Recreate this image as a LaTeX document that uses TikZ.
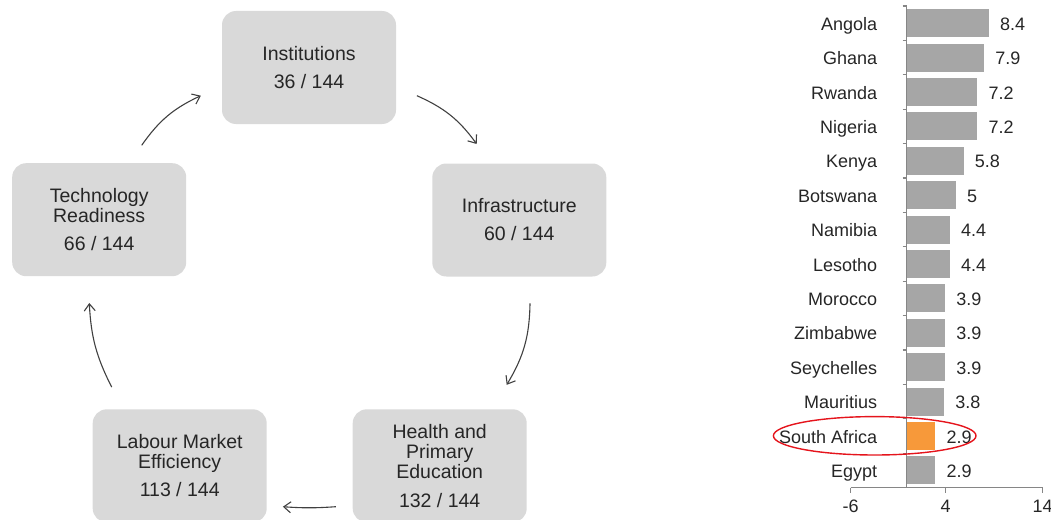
\documentclass[tikz,border=0pt]{standalone}
\usepackage{fontspec}
\setmainfont{Liberation Sans}
\usepackage{tikz}
\usetikzlibrary{calc, arrows.meta}
\definecolor{boxgray}{HTML}{D9D9D9}
\definecolor{bargray}{HTML}{A6A6A6}
\definecolor{barorange}{HTML}{F7993A}
\definecolor{axisgray}{HTML}{868686}
\definecolor{arrowgray}{HTML}{404040}
\definecolor{txtdark}{HTML}{262626}
\definecolor{ringred}{HTML}{E5141C}
\tikzstyle{pillar} = [rectangle, rounded corners=14pt, fill=boxgray, minimum width=174pt, minimum height=113pt, align=center, text=txtdark, font=\fontsize{19.5}{20}\selectfont]
\tikzstyle{cyclearrow} = [draw=arrowgray, line width=1.1pt, -{Straight Barb[length=7pt,width=11pt]}]
\tikzstyle{scorebar} = [rectangle, fill=bargray, minimum height=28pt, inner sep=0pt, anchor=west]
\tikzstyle{country} = [anchor=base east, inner sep=0pt, text=txtdark, font=\fontsize{18}{20}\selectfont]
\tikzstyle{scoretext} = [anchor=base west, inner sep=0pt, text=txtdark, font=\fontsize{18}{20}\selectfont]
\tikzstyle{axisline} = [draw=axisgray, line width=1.2pt]

\begin{document}
\begin{tikzpicture}[x=1pt, y=-1pt]

        \path[use as bounding box, clip] (0,0) rectangle (1051,519);

        \node (inst) [pillar] at (309,67.5) {Institutions\\[8pt]36 / 144};
        \node (infra) [pillar] at (519.3,220) {Infrastructure\\[8pt]60 / 144};
        \node (health) [pillar] at (439.7,465.8) {Health and\\Primary\\Education\\[9pt]132 / 144};
        \node (labour) [pillar] at (179.7,465.8) {Labour Market\\Efficiency\\[8pt]113 / 144};
        \node (tech) [pillar] at (99.2,219.7) {Technology\\Readiness\\[8pt]66 / 144};

        \draw[cyclearrow] ($(tech.north)+(42.5,-17.7)$) to[bend left=15] ($(inst.west)+(-21,28.2)$);
        \draw[cyclearrow] ($(inst.east)+(20.7,28.2)$) to[bend left=15] ($(infra.north)+(-42.6,-19.3)$);
        \draw[cyclearrow] ($(infra.south)+(10.7,26.6)$) to[bend left=15] ($(health.north)+(67,-24.3)$);
        \draw[cyclearrow] ($(health.west)+(-16.7,40.9)$) to[bend left=4] ($(labour.east)+(16,40.9)$);
        \draw[cyclearrow] ($(labour.north)+(-68,-22)$) to[bend left=12] ($(tech.south)+(-9.9,26.6)$);

        \node (angola) [scorebar, minimum width=81.9pt] at (906.7,23.2) {};
        \node (ghana) [scorebar, minimum width=77pt] at (906.7,57.6) {};
        \node (rwanda) [scorebar, minimum width=70.2pt] at (906.7,92) {};
        \node (nigeria) [scorebar, minimum width=70.2pt] at (906.7,126.4) {};
        \node (kenya) [scorebar, minimum width=56.6pt] at (906.7,160.8) {};
        \node (botswana) [scorebar, minimum width=48.8pt] at (906.7,195.2) {};
        \node (namibia) [scorebar, minimum width=42.9pt] at (906.7,229.6) {};
        \node (lesotho) [scorebar, minimum width=42.9pt] at (906.7,264) {};
        \node (morocco) [scorebar, minimum width=38pt] at (906.7,298.4) {};
        \node (zimbabwe) [scorebar, minimum width=38pt] at (906.7,332.8) {};
        \node (seychelles) [scorebar, minimum width=38pt] at (906.7,367.2) {};
        \node (mauritius) [scorebar, minimum width=37.1pt] at (906.7,401.6) {};
        \node (safrica) [scorebar, fill=barorange, minimum width=28.3pt] at (906.7,436) {};
        \node (egypt) [scorebar, minimum width=28.3pt] at (906.7,470.4) {};

        \node (angolaL) [country] at (877.3,30.2) {Angola};
        \node (ghanaL) [country] at (877.3,64.6) {Ghana};
        \node (rwandaL) [country] at (877.3,99) {Rwanda};
        \node (nigeriaL) [country] at (877.3,133.4) {Nigeria};
        \node (kenyaL) [country] at (877.3,167.8) {Kenya};
        \node (botswanaL) [country] at (877.3,202.2) {Botswana};
        \node (namibiaL) [country] at (877.3,236.6) {Namibia};
        \node (lesothoL) [country] at (877.3,271) {Lesotho};
        \node (moroccoL) [country] at (877.3,305.4) {Morocco};
        \node (zimbabweL) [country] at (877.3,339.8) {Zimbabwe};
        \node (seychellesL) [country] at (877.3,374.2) {Seychelles};
        \node (mauritiusL) [country] at (877.3,408.6) {Mauritius};
        \node (safricaL) [country] at (877.3,443) {South Africa};
        \node (egyptL) [country] at (877.3,477.4) {Egypt};

        \node (angolaV) [scoretext] at ($(angola.east)+(11,7)$) {8.4};
        \node (ghanaV) [scoretext] at ($(ghana.east)+(11,7)$) {7.9};
        \node (rwandaV) [scoretext] at ($(rwanda.east)+(11,7)$) {7.2};
        \node (nigeriaV) [scoretext] at ($(nigeria.east)+(11,7)$) {7.2};
        \node (kenyaV) [scoretext] at ($(kenya.east)+(11,7)$) {5.8};
        \node (botswanaV) [scoretext] at ($(botswana.east)+(11,7)$) {5};
        \node (namibiaV) [scoretext] at ($(namibia.east)+(11,7)$) {4.4};
        \node (lesothoV) [scoretext] at ($(lesotho.east)+(11,7)$) {4.4};
        \node (moroccoV) [scoretext] at ($(morocco.east)+(11,7)$) {3.9};
        \node (zimbabweV) [scoretext] at ($(zimbabwe.east)+(11,7)$) {3.9};
        \node (seychellesV) [scoretext] at ($(seychelles.east)+(11,7)$) {3.9};
        \node (mauritiusV) [scoretext] at ($(mauritius.east)+(11,7)$) {3.8};
        \node (safricaV) [scoretext] at ($(safrica.east)+(11,7)$) {2.9};
        \node (egyptV) [scoretext] at ($(egypt.east)+(11,7)$) {2.9};

        \draw[axisline] (906.7,6) -- (906.7,487.7);
        \draw[axisline] (902.7,6) -- (906.7,6) (902.7,40.4) -- (906.7,40.4) (902.7,74.8) -- (906.7,74.8)
            (902.7,109.2) -- (906.7,109.2) (902.7,143.6) -- (906.7,143.6) (902.7,178) -- (906.7,178)
            (902.7,212.4) -- (906.7,212.4) (902.7,246.8) -- (906.7,246.8) (902.7,281.2) -- (906.7,281.2)
            (902.7,315.6) -- (906.7,315.6) (902.7,350) -- (906.7,350) (902.7,384.4) -- (906.7,384.4)
            (902.7,418.8) -- (906.7,418.8) (902.7,453.2) -- (906.7,453.2);
        \draw[axisline] (850.7,487.7) -- (1042.7,487.7);
        \draw[axisline] (850.7,487.7) -- (850.7,493) (945.7,487.7) -- (945.7,493) (1042.7,487.7) -- (1042.7,493);

        \node (tickA) [scoretext, anchor=base] at (850.7,512.3) {-6};
        \node (tickB) [scoretext, anchor=base] at (945.7,512.3) {4};
        \node (tickC) [scoretext, anchor=base] at (1042.7,512.3) {14};

        \draw[draw=ringred, line width=1.4pt] (874.7,435.8) ellipse [x radius=101.3, y radius=19.2];

    \end{tikzpicture}
\end{document}
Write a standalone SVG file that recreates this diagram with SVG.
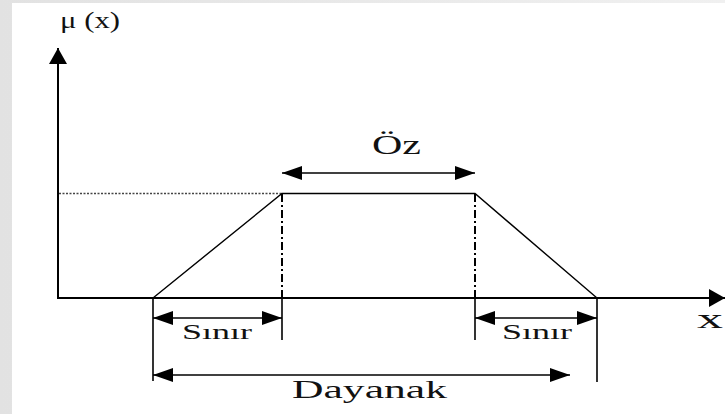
<svg xmlns="http://www.w3.org/2000/svg" width="725" height="414" viewBox="0 0 725 414">
  <defs>
    <linearGradient id="bg" x1="0" y1="0" x2="1" y2="0">
      <stop offset="0" stop-color="#e2e2e2"/>
      <stop offset="1" stop-color="#f0f0f0"/>
    </linearGradient>
    <marker id="ah" viewBox="0 0 20 14" refX="20" refY="7" markerWidth="20" markerHeight="14" markerUnits="userSpaceOnUse" orient="auto-start-reverse">
      <path d="M0,0 L20,7 L0,14 Z" fill="#000"/>
    </marker>
    <marker id="ahAxis" viewBox="0 0 16 18" refX="16" refY="9" markerWidth="16" markerHeight="18" markerUnits="userSpaceOnUse" orient="auto">
      <path d="M0,0 L16,9 L0,18 Z" fill="#000"/>
    </marker>
  </defs>
  <style>
    .axis { stroke:#000; stroke-width:2; fill:none; }
    .thin { stroke:#000; stroke-width:1.4; fill:none; }
    .tick { stroke:#000; stroke-width:1.6; fill:none; }
    .dim { stroke:#000; stroke-width:1.6; fill:none; }
    .dashdot { stroke:#000; stroke-width:2; fill:none; stroke-dasharray:8 3 2 3; }
    .dotted { stroke:#444; stroke-width:1.5; fill:none; stroke-dasharray:2 1.5; }
    .lbl { font-family:"Liberation Serif","Times New Roman",serif; fill:#111; }
  </style>
  <rect x="0" y="0" width="725" height="414" fill="url(#bg)"/>
  <rect x="12" y="3" width="713" height="411" fill="#fff"/>

  <g id="connectors">
    <line class="axis" x1="58" y1="299" x2="58" y2="48" marker-end="url(#ahAxis)"/>
    <line class="axis" x1="57" y1="298" x2="725" y2="298" marker-end="url(#ahAxis)"/>
    <line class="dotted" x1="59" y1="193.5" x2="282" y2="193.5"/>
    <polyline class="thin" points="153,298 282,193.5 475,193.5 597,298"/>
    <line class="dashdot" x1="282" y1="194" x2="282" y2="298"/>
    <line class="dashdot" x1="475" y1="194" x2="475" y2="298"/>
    <line class="tick" x1="153" y1="298" x2="153" y2="381"/>
    <line class="tick" x1="282" y1="298" x2="282" y2="340"/>
    <line class="tick" x1="475" y1="298" x2="475" y2="340"/>
    <line class="tick" x1="597" y1="298" x2="597" y2="382"/>
    <line class="dim" x1="282" y1="173" x2="475" y2="173" marker-start="url(#ah)" marker-end="url(#ah)"/>
    <line class="dim" x1="153" y1="318" x2="282" y2="318" marker-start="url(#ah)" marker-end="url(#ah)"/>
    <line class="dim" x1="475" y1="318" x2="597" y2="318" marker-start="url(#ah)" marker-end="url(#ah)"/>
    <line class="dim" x1="153" y1="375" x2="570" y2="375" marker-start="url(#ah)" marker-end="url(#ah)"/>
  </g>

  <g id="label-mu"><text class="lbl" x="60" y="28" font-size="24" textLength="60" lengthAdjust="spacingAndGlyphs">μ (x)</text></g>
  <g id="label-oz"><text class="lbl" x="372" y="154" font-size="28" textLength="49" lengthAdjust="spacingAndGlyphs">Öz</text></g>
  <g id="label-sinir-left"><text class="lbl" x="182" y="339" font-size="22" textLength="70" lengthAdjust="spacingAndGlyphs">Sınır</text></g>
  <g id="label-sinir-right"><text class="lbl" x="502" y="339" font-size="22" textLength="70" lengthAdjust="spacingAndGlyphs">Sınır</text></g>
  <g id="label-dayanak"><text class="lbl" x="292" y="398" font-size="26" textLength="155" lengthAdjust="spacingAndGlyphs">Dayanak</text></g>
  <g id="label-x"><text class="lbl" x="697" y="328" font-size="28" textLength="26" lengthAdjust="spacingAndGlyphs">x</text></g>
</svg>
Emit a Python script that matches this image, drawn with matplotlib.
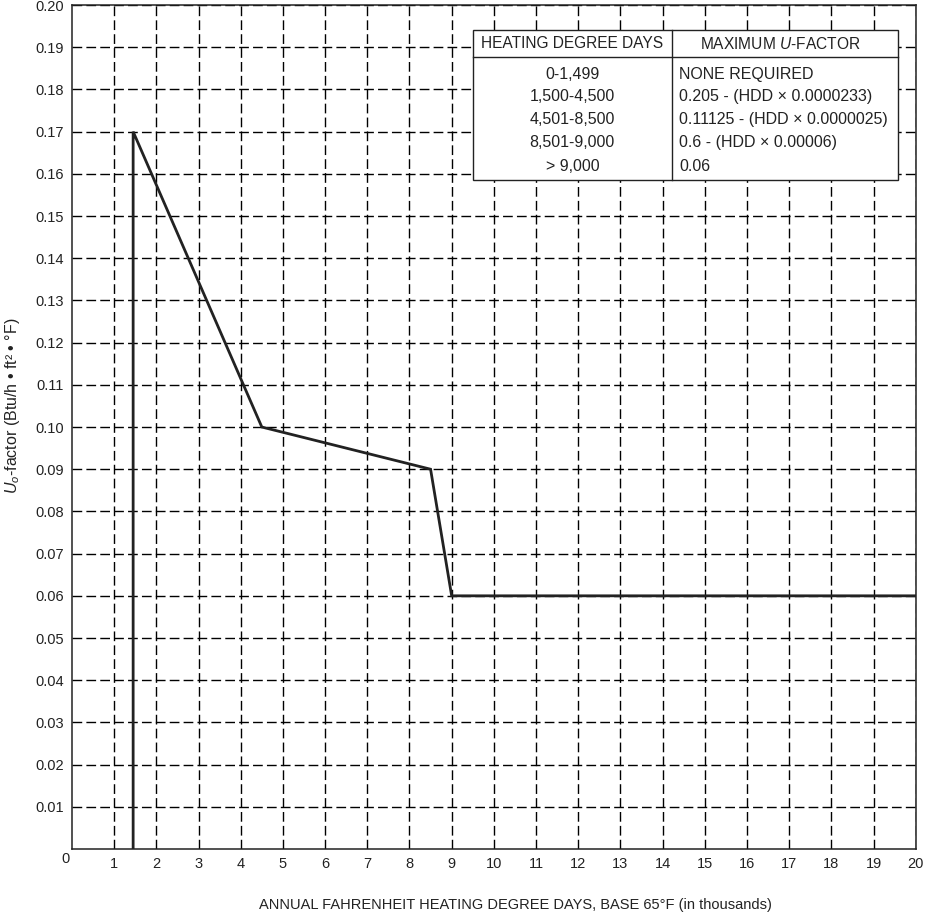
import matplotlib
matplotlib.use("Agg")
import matplotlib.pyplot as plt
from matplotlib.patches import Rectangle

plt.rcParams["font.family"] = ["Liberation Sans", "DejaVu Sans"]
plt.rcParams["mathtext.fontset"] = "custom"
plt.rcParams["mathtext.rm"] = "Liberation Sans"
plt.rcParams["mathtext.it"] = "Liberation Sans:italic"

# U-factor curve (HDD in thousands)
hdd = [1.45, 1.45, 4.5, 8.5, 9.0, 20.0]
u_factor = [0.0, 0.17, 0.10, 0.09, 0.06, 0.06]

x_ticks = list(range(1, 21))
y_ticks = [round(0.01 * i, 2) for i in range(1, 21)]

table_ranges = ["0-1,499", "1,500-4,500", "4,501-8,500", "8,501-9,000", "> 9,000"]
table_formulas = [
    "NONE REQUIRED",
    "0.205 - (HDD \u00d7 0.0000233)",
    "0.11125 - (HDD \u00d7 0.0000025)",
    "0.6 - (HDD \u00d7 0.00006)",
    "0.06",
]

fig = plt.figure(figsize=(9.25, 9.14), dpi=100)
ax = fig.add_axes([0.0778, 0.0711, 0.9122, 0.9234])

ax.plot(hdd, u_factor, color="#222222", lw=2.0, solid_joinstyle="miter", zorder=3)

ax.set_xlim(0, 20)
ax.set_ylim(0, 0.20)
ax.set_xticks(x_ticks)
ax.set_yticks(y_ticks)
ax.set_xticklabels([str(t) for t in x_ticks])
ax.set_yticklabels([f"{t:.2f}" for t in y_ticks])
ax.tick_params(length=0, labelsize=10.5, colors="#222222", pad=6)
ax.grid(True, color="black", lw=1.0, linestyle=(0, (7, 3)))
for s in ax.spines.values():
    s.set_color("#222222")
    s.set_linewidth(1.1)

ax.text(-0.003, -0.004, "0", transform=ax.transAxes, ha="right", va="top",
        fontsize=10.5, color="#222222")

fig.text(515 / 925, 1 - 905 / 914,
         "ANNUAL FAHRENHEIT HEATING DEGREE DAYS, BASE 65\u00b0F (in thousands)",
         ha="center", va="center", fontsize=10.5, color="#222222")
fig.text(13 / 925, 1 - 406 / 914,
         "$U_o$-factor (Btu/h \u2022 ft\u00b2 \u2022 \u00b0F)",
         rotation=90, ha="center", va="center", fontsize=11.5, color="#222222")

# table box
x0, x1, xm = 0.475, 0.979, 0.711
y0, y1, yh = 0.793, 0.970, 0.938
ax.add_patch(Rectangle((x0, y0), x1 - x0, y1 - y0, transform=ax.transAxes,
                       facecolor="white", edgecolor="#222222", lw=1.0, zorder=5))
ax.plot([x0, x1], [yh, yh], transform=ax.transAxes, color="#222222", lw=1.0, zorder=6)
ax.plot([xm, xm], [y0, y1], transform=ax.transAxes, color="#222222", lw=1.0, zorder=6)

tfs = 11.5
ax.text((x0 + xm) / 2, (y1 + yh) / 2, "HEATING DEGREE DAYS", transform=ax.transAxes,
        ha="center", va="center", fontsize=11.2, color="#222222", zorder=7)
ax.text((xm + x1) / 2 - 0.005, (y1 + yh) / 2, r"MAXIMUM $\it{U}$-FACTOR",
        transform=ax.transAxes, ha="center", va="center", fontsize=11.2,
        color="#222222", zorder=7)

row_y = [1 - (74 - 5) / 844, 1 - (96 - 5) / 844, 1 - (119 - 5) / 844,
         1 - (142 - 5) / 844, 1 - (166 - 5) / 844]
for i, (r, f) in enumerate(zip(table_ranges, table_formulas)):
    ax.text((x0 + xm) / 2, row_y[i], r, transform=ax.transAxes, ha="center",
            va="center", fontsize=tfs, color="#222222", zorder=7)
    ax.text(xm + 0.009, row_y[i], f, transform=ax.transAxes, ha="left",
            va="center", fontsize=tfs, color="#222222", zorder=7)

fig.savefig("out.png", dpi=100)
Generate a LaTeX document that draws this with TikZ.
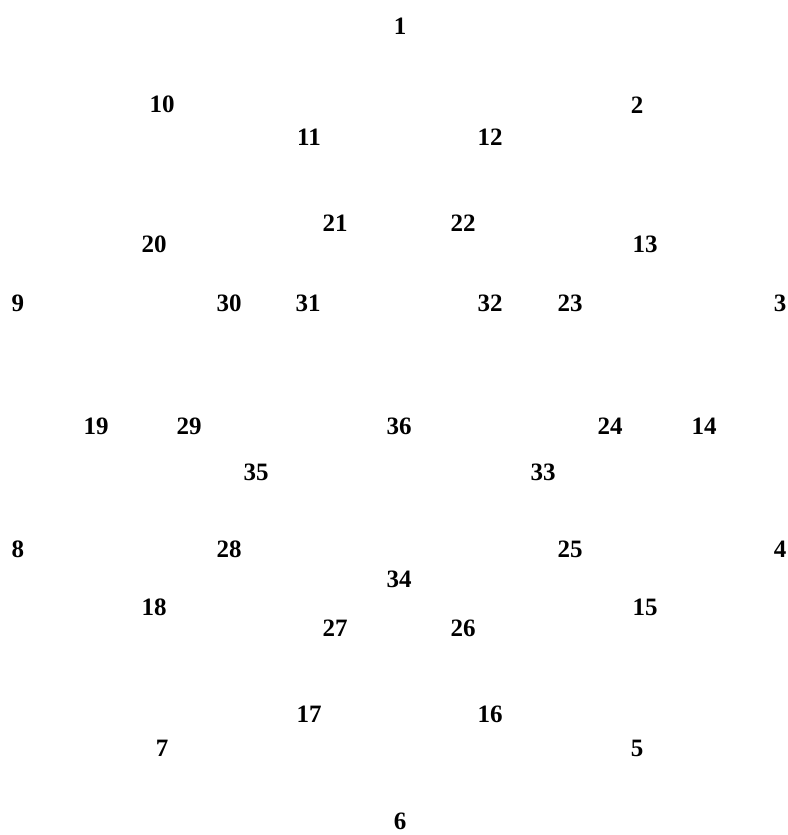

----------

**EXERCISE:** From the opening line of the entries above to the line containing "(0,0) rectangle (1051,519);", please transcribe each line exactly, skipping every picture.

**ANSWER TO THIS EXERCISE:**
Recreate this image as a LaTeX document that uses TikZ.
\documentclass[tikz,border=0pt]{standalone}
\usepackage{fontspec}
\setmainfont{Liberation Sans}
\usepackage{tikz}
\usetikzlibrary{calc, arrows.meta}
\definecolor{boxgray}{HTML}{D9D9D9}
\definecolor{bargray}{HTML}{A6A6A6}
\definecolor{barorange}{HTML}{F7993A}
\definecolor{axisgray}{HTML}{868686}
\definecolor{arrowgray}{HTML}{404040}
\definecolor{txtdark}{HTML}{262626}
\definecolor{ringred}{HTML}{E5141C}
\tikzstyle{pillar} = [rectangle, rounded corners=14pt, fill=boxgray, minimum width=174pt, minimum height=113pt, align=center, text=txtdark, font=\fontsize{19.5}{20}\selectfont]
\tikzstyle{cyclearrow} = [draw=arrowgray, line width=1.1pt, -{Straight Barb[length=7pt,width=11pt]}]
\tikzstyle{scorebar} = [rectangle, fill=bargray, minimum height=28pt, inner sep=0pt, anchor=west]
\tikzstyle{country} = [anchor=base east, inner sep=0pt, text=txtdark, font=\fontsize{18}{20}\selectfont]
\tikzstyle{scoretext} = [anchor=base west, inner sep=0pt, text=txtdark, font=\fontsize{18}{20}\selectfont]
\tikzstyle{axisline} = [draw=axisgray, line width=1.2pt]

\begin{document}
\begin{tikzpicture}[x=1pt, y=-1pt]

        \path[use as bounding box, clip] (0,0) rectangle (1051,519);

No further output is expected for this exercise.